I have a text file that I'm reading and parsing words from, and I want to display them in a ListBox. My original idea was to load each of the words into Strings, and although there are only about 327,000 words (which is ~5.3 MB), doing 327,000 heap allocations was expensive! Doing that many heap allocations takes ~6sec on my machine. I thought maybe my text parsing routines were slow, but when it came time to call destructors and deallocate those objects on the heap, it took almost as long!

Naturally, my next idea was to just load the file into memory and then index the file in place. Because Strings make their own copies of things, my strategy was to make an array of unsigned char* for the index. I actually need two such indexes; one for the original order of the words in the file and one for sorted order. I can afford the extra memory; it's the speed of heap de/allocations that is troublesome for me. With one heap allocation for loading the file into memory, and two heap allocations for the indexes, that's three larger heap allocations instead of 327,000 small ones! Having a small memory allocator that worked efficiently with Strings would solve this problem.

To complicate things more, my source data is often not ASCII or UTF-8, so I have a 512 byte table for the ISO8859-15 codepage. So with this scheme, I can just convert the indexed words into JUCE Strings on the fly when I need to render them to the UI. I could convert from ISO8859-15 to a CharPointer_UTF8 and pass that copy to String() to make a second copy, but that seems unnecessary when I can just reuse the same String object instead of making three copies and incurring the repeated heap de/allocations. This conversion works well, and is very fast, but having a debug check to make sure the String has enough capacity would be a nice sanity check.

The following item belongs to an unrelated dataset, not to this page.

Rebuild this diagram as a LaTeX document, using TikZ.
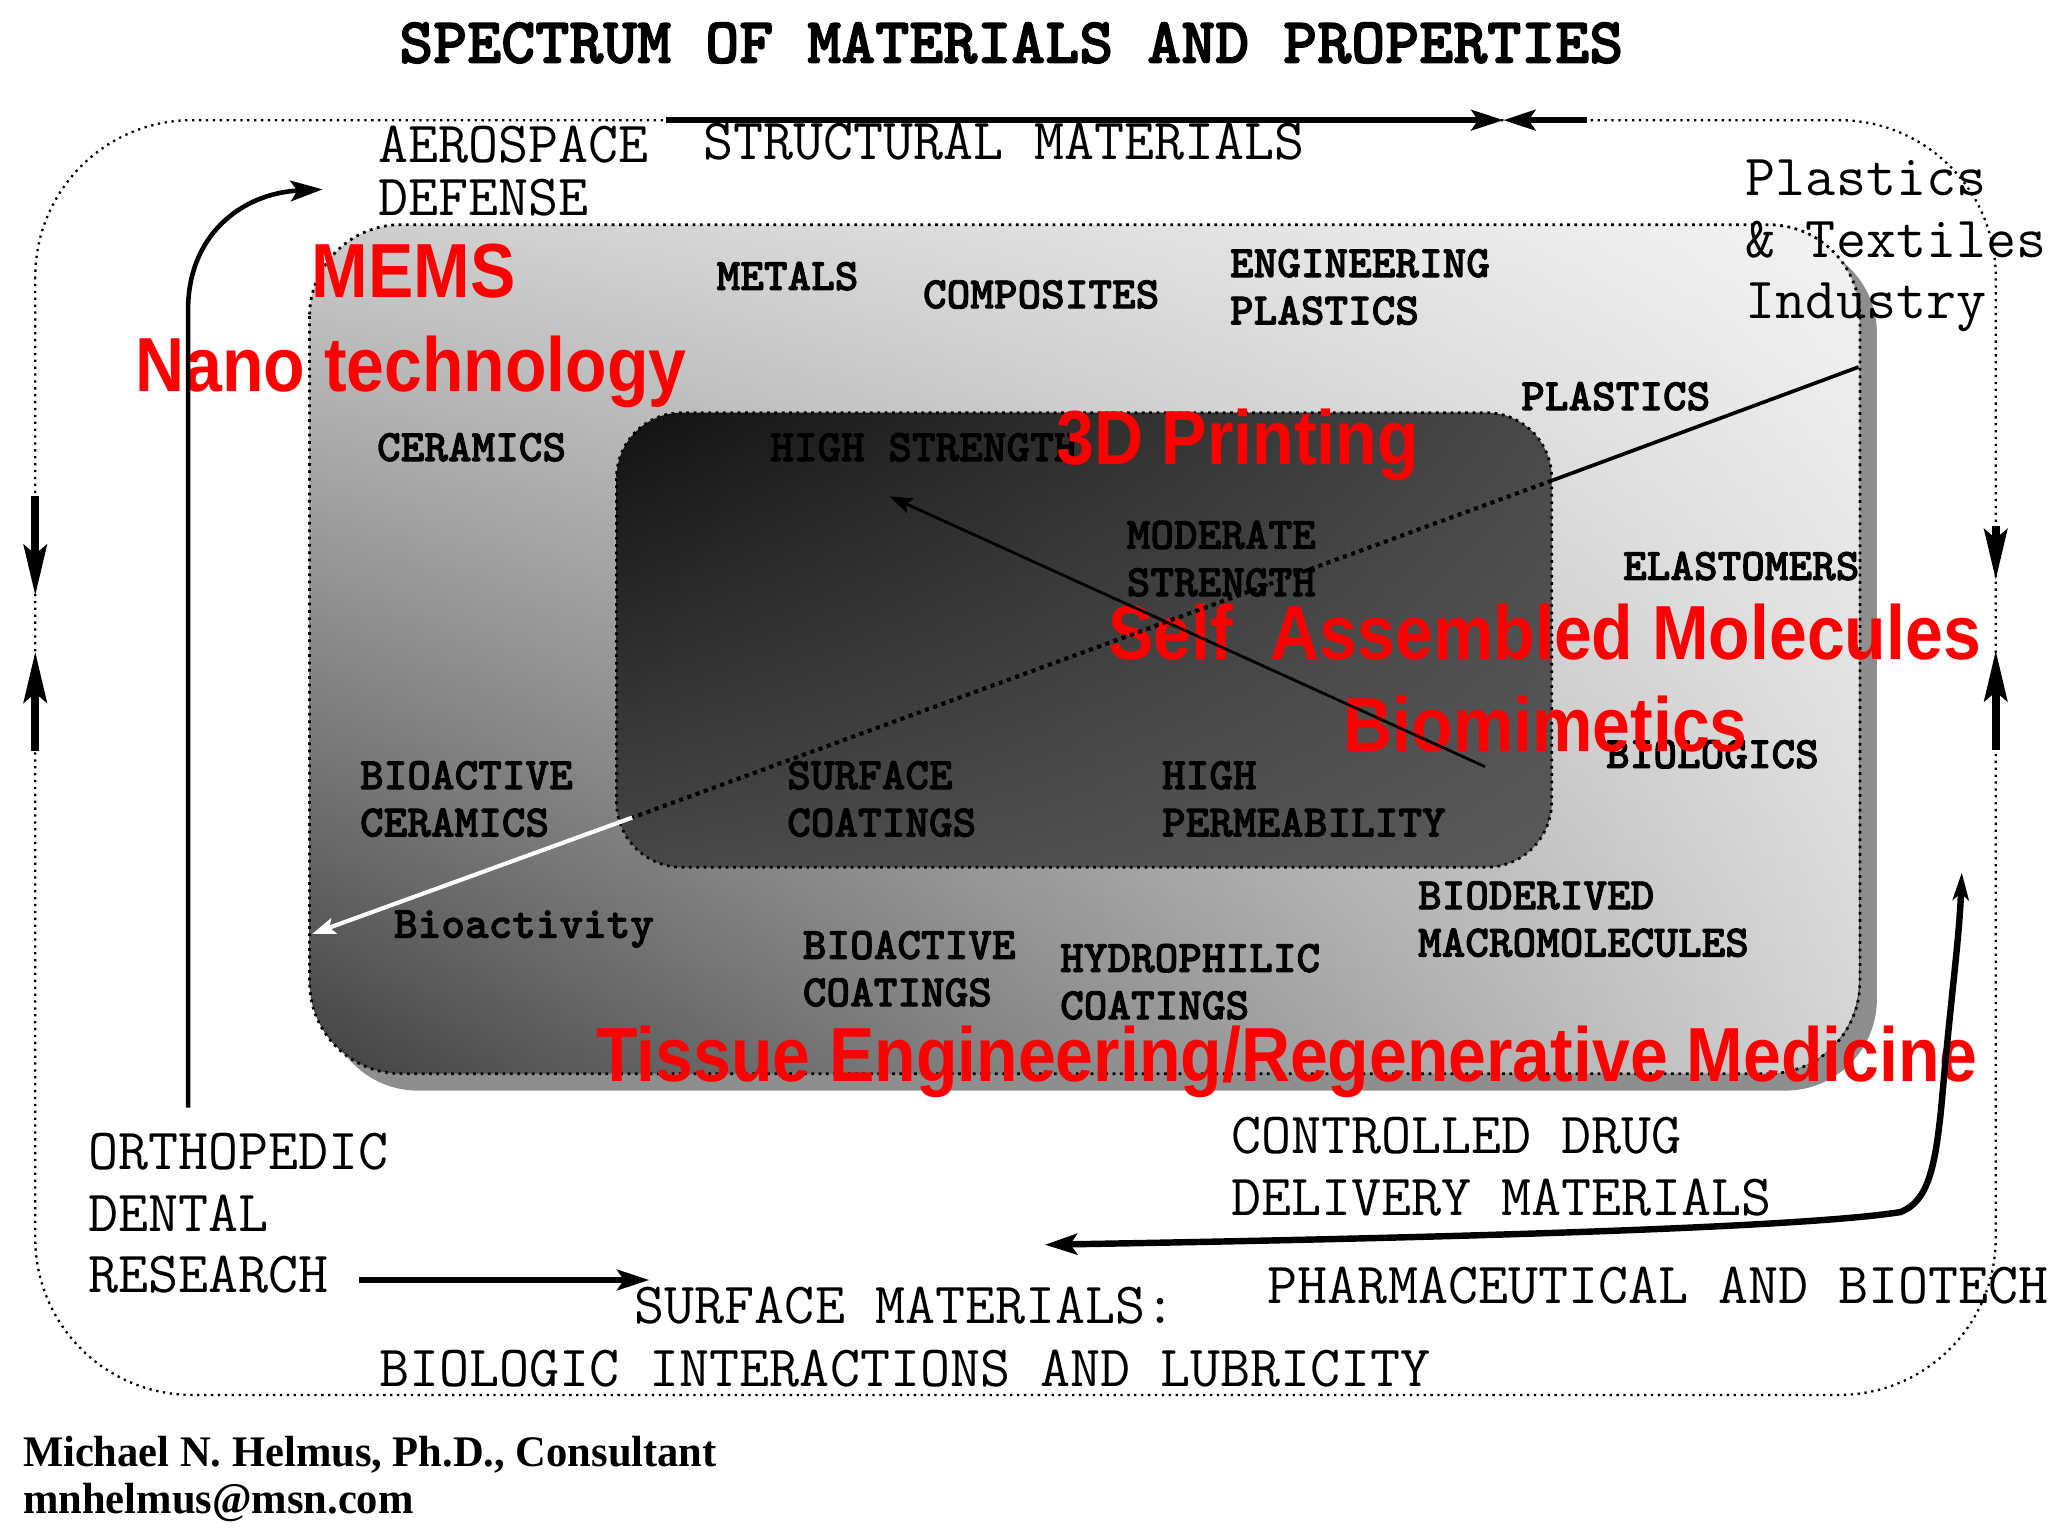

I find myself needing to parse text, character by character (or codepoint by codepoint), time and time again. The functions in CharPointer_UTF8 et al are really useful! It just seems like the natural companion to preallocateBytes() would be a capacity() method (name it what you will). Since it has come up before, it would add completeness to the direct read/write interface of Strings, it has general use cases, and it would help ensure program correctness, would it be worth adding?

 

Ok, so you might have a use-case for writing directly into the String's memory, but why would you need to know its capacity?

If you look inside the String class itself, it has hundreds of internal methods to do all kinds of crazy operations, but none of them ever needs to know the capacity! For every operation I can imagine, you can just work out the amount of space it'll need, then call preallocateBytes() and do it.. Can't think of a situation where checking its capacity would be helpful.